(Records with drawing code)
/---

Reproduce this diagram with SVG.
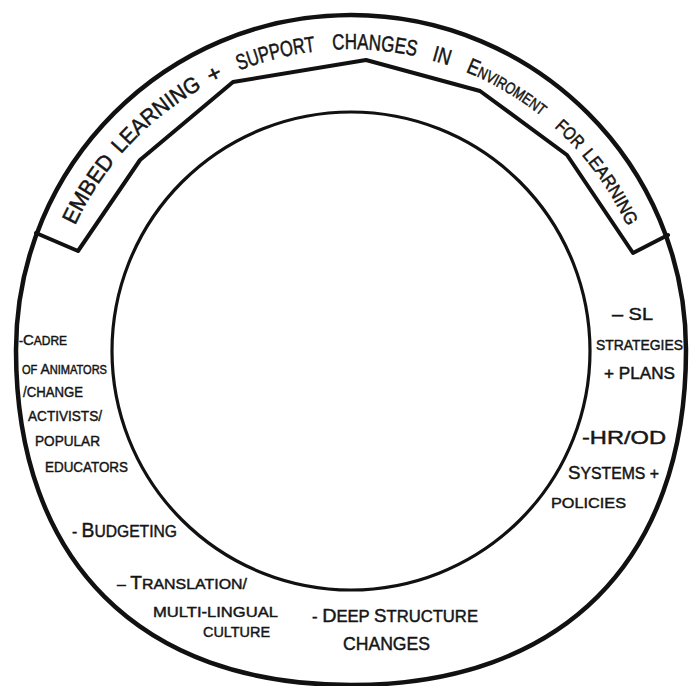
<svg xmlns="http://www.w3.org/2000/svg" width="698" height="686" viewBox="0 0 698 686">
<style>
.line{fill:none;stroke:#111;stroke-linejoin:round;stroke-linecap:round}
.t{font-family:"Liberation Sans","DejaVu Sans",sans-serif;fill:#151515;stroke:#151515;stroke-width:0.45}
.bt{font-family:"Liberation Sans","DejaVu Sans",sans-serif;fill:#151515;stroke:#151515;stroke-width:0.5;font-size:22px}
</style>
<defs>
<path id="arc" d="M 62 259 A 304 304 0 0 1 640 259"/>
</defs>
<rect width="698" height="686" fill="#fff"/>
<g id="outer-ring">
<path class="line" stroke-width="4.5" d="M 686 350 C 686 561 562 685 351 685 C 140 685 16 561 16 350 C 16 165 166 15 351 15 C 536 15 686 165 686 350 Z"/>
</g>
<g id="inner-circle">
<circle class="line" stroke-width="3.2" cx="351" cy="351" r="239"/>
</g>
<g id="band">
<path class="line" stroke-width="4" d="M 36 233 L 78 251 L 140 160 L 233 82 L 366 60 L 480 91 L 567 155 L 633 253 L 668 235"/>
</g>
<g id="band-label">
<text class="bt"><textPath href="#arc" startOffset="36" textLength="76" lengthAdjust="spacingAndGlyphs">EMBED</textPath></text>
<text class="bt"><textPath href="#arc" startOffset="121" textLength="105" lengthAdjust="spacingAndGlyphs">LEARNING</textPath></text>
<text class="bt"><textPath href="#arc" startOffset="236" textLength="14" lengthAdjust="spacingAndGlyphs">+</textPath></text>
<text class="bt"><textPath href="#arc" startOffset="267" textLength="79" lengthAdjust="spacingAndGlyphs">SUPPORT</textPath></text>
<text class="bt"><textPath href="#arc" startOffset="363" textLength="84" lengthAdjust="spacingAndGlyphs">CHANGES</textPath></text>
<text class="bt"><textPath href="#arc" startOffset="463" textLength="18" lengthAdjust="spacingAndGlyphs">IN</textPath></text>
<text class="bt"><textPath href="#arc" startOffset="499" textLength="88" lengthAdjust="spacingAndGlyphs">E<tspan font-size="16">NVIROMENT</tspan></textPath></text>
<text class="bt"><textPath href="#arc" startOffset="604" textLength="32" lengthAdjust="spacingAndGlyphs"><tspan font-size="18">FOR</tspan></textPath></text>
<text class="bt"><textPath href="#arc" startOffset="643" textLength="85" lengthAdjust="spacingAndGlyphs"><tspan font-size="18">LEARNING</tspan></textPath></text>
</g>
<g id="cadre">
<text class="t" x="19" y="345" font-size="12" textLength="48" lengthAdjust="spacingAndGlyphs">-<tspan font-size="15">C</tspan>ADRE</text>
<text class="t" x="22" y="374" font-size="12" textLength="85" lengthAdjust="spacingAndGlyphs">OF <tspan font-size="15">A</tspan>NIMATORS</text>
<text class="t" x="23" y="397" font-size="15" textLength="60" lengthAdjust="spacingAndGlyphs">/CHANGE</text>
<text class="t" x="28" y="421" font-size="15" textLength="74" lengthAdjust="spacingAndGlyphs">ACTIVISTS/</text>
<text class="t" x="35" y="446" font-size="15" textLength="65" lengthAdjust="spacingAndGlyphs">POPULAR</text>
<text class="t" x="45" y="472" font-size="15" textLength="83" lengthAdjust="spacingAndGlyphs">EDUCATORS</text>
</g>
<g id="budgeting">
<text class="t" x="72" y="537" font-size="17" textLength="105" lengthAdjust="spacingAndGlyphs">- <tspan font-size="21">B</tspan>UDGETING</text>
</g>
<g id="translation">
<text class="t" x="117" y="589" font-size="15" textLength="130" lengthAdjust="spacingAndGlyphs">– <tspan font-size="18">T</tspan>RANSLATION/</text>
<text class="t" x="153" y="617" font-size="15" textLength="125" lengthAdjust="spacingAndGlyphs">MULTI-LINGUAL</text>
<text class="t" x="203" y="637" font-size="15" textLength="67" lengthAdjust="spacingAndGlyphs">CULTURE</text>
</g>
<g id="deep-structure">
<text class="t" x="312" y="622" font-size="16" textLength="166" lengthAdjust="spacingAndGlyphs">- <tspan font-size="19">D</tspan>EEP <tspan font-size="18">S</tspan>TRUCTURE</text>
<text class="t" x="343" y="650" font-size="18" textLength="87" lengthAdjust="spacingAndGlyphs">CHANGES</text>
</g>
<g id="sl-strategies">
<text class="t" x="612" y="320" font-size="17" textLength="41" lengthAdjust="spacingAndGlyphs">– SL</text>
<text class="t" x="596" y="350" font-size="15" textLength="87" lengthAdjust="spacingAndGlyphs">STRATEGIES</text>
<text class="t" x="604" y="379" font-size="16" textLength="71" lengthAdjust="spacingAndGlyphs">+ PLANS</text>
</g>
<g id="hr-od">
<text class="t" x="582" y="444" font-size="18" textLength="84" lengthAdjust="spacingAndGlyphs">-HR/OD</text>
<text class="t" x="568" y="479" font-size="16" textLength="91" lengthAdjust="spacingAndGlyphs"><tspan font-size="19">S</tspan>YSTEMS +</text>
<text class="t" x="551" y="508" font-size="15" textLength="75" lengthAdjust="spacingAndGlyphs">POLICIES</text>
</g>
</svg>
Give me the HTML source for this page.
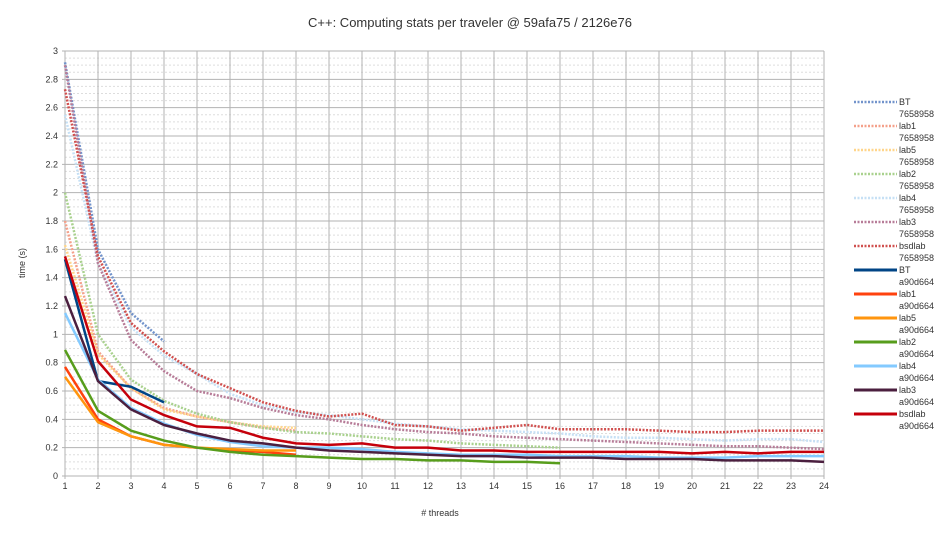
<!DOCTYPE html>
<html><head><meta charset="utf-8"><style>
body{margin:0;background:#fff;font-family:"Liberation Sans",sans-serif}
</style></head><body>
<svg id="chart" width="942" height="531" xmlns="http://www.w3.org/2000/svg" font-family="Liberation Sans, sans-serif">
<rect width="942" height="531" fill="#fff"/>
<text x="470" y="27" text-anchor="middle" font-size="13" fill="#333">C++: Computing stats per traveler @ 59afa75 / 2126e76</text>
<text x="440" y="516" text-anchor="middle" font-size="9" fill="#333"># threads</text>
<text transform="translate(25,263) rotate(-90)" text-anchor="middle" font-size="9" fill="#333">time (s)</text>
<g id="grid"></g><g id="series"></g><g id="legend"></g>
</svg>
<script>
const threads=[1,2,3,4,5,6,7,8,9,10,11,12,13,14,15,16,17,18,19,20,21,22,23,24];
const yTicks=[0,0.2,0.4,0.6,0.8,1,1.2,1.4,1.6,1.8,2,2.2,2.4,2.6,2.8,3];
const yTickLabels=["0","0.2","0.4","0.6","0.8","1","1.2","1.4","1.6","1.8","2","2.2","2.4","2.6","2.8","3"];
const seriesNames=["BT","lab1","lab5","lab2","lab4","lab3","bsdlab","BT","lab1","lab5","lab2","lab4","lab3","bsdlab"];
const seriesCommits=["7658958","7658958","7658958","7658958","7658958","7658958","7658958","a90d664","a90d664","a90d664","a90d664","a90d664","a90d664","a90d664"];
const bt1=[2.92,1.6,1.15,0.95];
const lab1_1=[1.8,0.88,0.62,0.48,0.42,0.38,0.34,0.32];
const lab5_1=[1.63,0.86,0.62,0.47,0.42,0.38,0.35,0.34];
const lab2_1=[2.0,1.0,0.68,0.53,0.44,0.38,0.34,0.31,0.3,0.28,0.26,0.25,0.23,0.22,0.21,0.2];
const lab4_1=[2.55,1.5,1.05,0.85,0.72,0.58,0.5,0.45,0.43,0.4,0.37,0.35,0.33,0.32,0.31,0.3,0.28,0.27,0.27,0.26,0.25,0.26,0.26,0.24];
const lab3_1=[2.9,1.5,0.96,0.74,0.6,0.55,0.48,0.43,0.4,0.36,0.33,0.31,0.3,0.28,0.27,0.26,0.25,0.24,0.23,0.22,0.21,0.21,0.2,0.19];
const bsd_1=[2.73,1.55,1.08,0.88,0.72,0.62,0.52,0.46,0.42,0.44,0.36,0.35,0.32,0.34,0.36,0.33,0.33,0.33,0.32,0.31,0.31,0.32,0.32,0.32];
const bt2=[1.53,0.67,0.63,0.52];
const lab1_2=[0.77,0.4,0.28,0.22,0.2,0.18,0.17,0.15];
const lab5_2=[0.7,0.38,0.28,0.22,0.2,0.19,0.18,0.18];
const lab2_2=[0.89,0.46,0.32,0.25,0.2,0.17,0.15,0.14,0.13,0.12,0.12,0.11,0.11,0.1,0.1,0.09];
const lab4_2=[1.15,0.68,0.48,0.37,0.29,0.24,0.21,0.2,0.2,0.19,0.17,0.16,0.15,0.15,0.15,0.14,0.14,0.14,0.13,0.13,0.13,0.14,0.14,0.14];
const lab3_2=[1.27,0.67,0.47,0.36,0.3,0.25,0.23,0.2,0.18,0.17,0.16,0.15,0.14,0.14,0.13,0.13,0.13,0.12,0.12,0.12,0.11,0.11,0.11,0.1];
const bsd_2=[1.55,0.81,0.54,0.43,0.35,0.34,0.27,0.23,0.22,0.23,0.2,0.2,0.18,0.18,0.17,0.17,0.17,0.17,0.17,0.16,0.17,0.16,0.17,0.17];
const allSeries=[bt1,lab1_1,lab5_1,lab2_1,lab4_1,lab3_1,bsd_1,bt2,lab1_2,lab5_2,lab2_2,lab4_2,lab3_2,bsd_2];
const colors=["#7293cb","#f4a08a","#ffd58a","#a9d18e","#c6e0f5","#b77c98","#d0504f","#004586","#ff420e","#ff950e","#579d1c","#83caff","#4b1f3f","#c5000b"];
const NS="http://www.w3.org/2000/svg";
const X0=65,X1=824,Y0=476,Y1=51;
const xs=t=>X0+(t-1)*(X1-X0)/23;
const ys=v=>Y0-v*(Y0-Y1)/3;
function mk(tag,a,p){const e=document.createElementNS(NS,tag);for(const k in a)e.setAttribute(k,a[k]);p.appendChild(e);return e;}
const grid=document.getElementById('grid');
for(let v=0.05;v<3;v+=0.05){if(Math.abs(v/0.2-Math.round(v/0.2))<1e-6)continue;
 const l=mk('line',{x1:X0,x2:X1,y1:ys(v),y2:ys(v),stroke:'#ddd','stroke-dasharray':'2,2','stroke-width':1},grid);
 
 }
yTicks.forEach((v,i)=>{const l=mk('line',{x1:X0-3,x2:X1,y1:ys(v),y2:ys(v),stroke:'#b3b3b3','stroke-width':1},grid);
 
 
 const t=mk('text',{x:X0-7,y:ys(v)+3,'text-anchor':'end','font-size':9,fill:'#333'},grid);t.textContent=yTickLabels[i];
 
 });
threads.forEach(t=>{const l=mk('line',{x1:xs(t),x2:xs(t),y1:Y1,y2:Y0+3,stroke:'#b3b3b3','stroke-width':1},grid);
 
 
 const tx=mk('text',{x:xs(t),y:Y0+13,'text-anchor':'middle','font-size':9,fill:'#333'},grid);tx.textContent=t;
 
 });
const sg=document.getElementById('series');
allSeries.forEach((d,i)=>{const dotted=i<7;
 const p=mk('polyline',{points:d.map((v,j)=>xs(threads[j])+','+ys(v)).join(' '),fill:'none',stroke:colors[i],'stroke-width':dotted?2.5:2.5,'stroke-dasharray':dotted?'2,1.5':'none','stroke-linejoin':'round'},sg);
 
 });
const lg=document.getElementById('legend');
seriesNames.forEach((n,i)=>{const y=102+i*24;
 const g=mk('g',{},lg);
 
 
 mk('line',{x1:854,x2:897,y1:y,y2:y,stroke:colors[i],'stroke-width':i<7?2.5:3,'stroke-dasharray':i<7?'2,1.5':'none'},g);
 const t1=mk('text',{x:899,y:y+3,'font-size':9,fill:'#333'},g);t1.textContent=n;
 const t2=mk('text',{x:899,y:y+15,'font-size':9,fill:'#333'},g);t2.textContent=seriesCommits[i];});
</script>
</body></html>
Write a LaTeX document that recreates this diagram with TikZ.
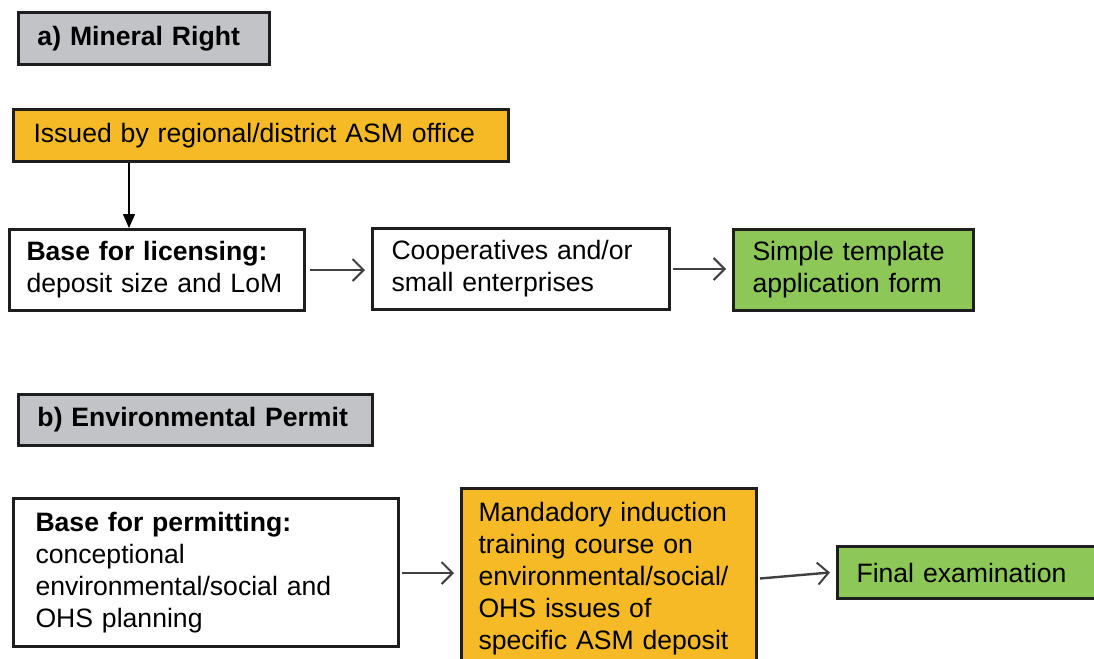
\documentclass[tikz,border=0pt]{standalone}
\usepackage{fontspec}
\setmainfont{Liberation Sans}
\usetikzlibrary{arrows.meta}
\definecolor{hgray}{HTML}{C2C3C7}
\definecolor{orng}{HTML}{F5BA25}
\definecolor{grn}{HTML}{8CC757}
\definecolor{edge}{HTML}{1E1E1E}
\tikzset{
  box/.style={draw=edge, line width=1.5pt, anchor=north west, align=left, inner ysep=0pt,
    font=\fontsize{13.3}{16}\selectfont},
  head/.style={box, fill=hgray, font=\fontsize{13.3}{16}\selectfont\bfseries},
  flow/.style={draw=edge!85, line width=1.2pt, -{Straight Barb[length=5.5pt,width=11pt,line width=1pt]}},
  down/.style={draw=black, line width=0.8pt, -{Triangle[length=7pt,width=6pt]}}
}
\newcommand{\bx}[8]{% name, style, x, y, w, h, pad, text
  \node[#2, minimum width=#5*0.5pt, minimum height=#6*0.5pt, text width=#5*0.5pt-2*#7*0.5pt, inner xsep=#7*0.5pt] (#1) at (#3,#4) {#8};}
\begin{document}
\begin{tikzpicture}[x=0.5pt,y=-0.5pt]
\useasboundingbox (0,0) rectangle (1094,659);
\begin{scope}
\clip (0,0) rectangle (1094,659);
\bx{ga}{head}{17}{11}{251}{52}{19}{a) Mineral Right}
\bx{iss}{box, fill=orng}{12}{108}{495}{52}{20}{Issued by regional/district ASM office}
\bx{lic}{box}{8}{228}{295}{81}{17}{\textbf{Base for licensing:}\\deposit size and LoM}
\bx{coop}{box}{371}{227}{297}{81}{19}{Cooperatives and/or\\small enterprises}
\bx{simp}{box, fill=grn}{732}{228}{240}{81}{19}{Simple template\\application form}
\bx{gb}{head}{17}{393}{354}{51}{19}{b) Environmental Permit}
\bx{perm}{box}{12}{497}{385}{148}{22}{\textbf{Base for permitting:}\\conceptional\\environmental/social and\\OHS planning}
\bx{mand}{box, fill=orng}{460}{487}{295}{180}{17}{Mandadory induction\\training course on\\environmental/social/\\OHS issues of\\specific ASM deposit}
\bx{fin}{box, fill=grn}{836}{545}{270}{52}{19}{Final examination}
\end{scope}
\coordinate (p1) at (129,0);
\coordinate (yb) at (0,573);
\draw[down] (iss.south -| p1) -- (lic.north -| p1);
\draw[flow] ([xshift=2pt]lic.east) -- ([xshift=-3pt]coop.west |- lic.east);
\draw[flow] ([xshift=1pt]coop.east) -- ([xshift=-3pt]simp.west |- coop.east);
\draw[flow] ([xshift=1pt]perm.east |- yb) -- ([xshift=-3pt]mand.west |- yb);
\draw[flow] ([xshift=1pt]mand.east) -- ([xshift=-3pt]fin.west);
\end{tikzpicture}
\end{document}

\---

### [Your objective]
On how many lines does the word "diagram" appear? Answer with only the number.

### [Answer below]
2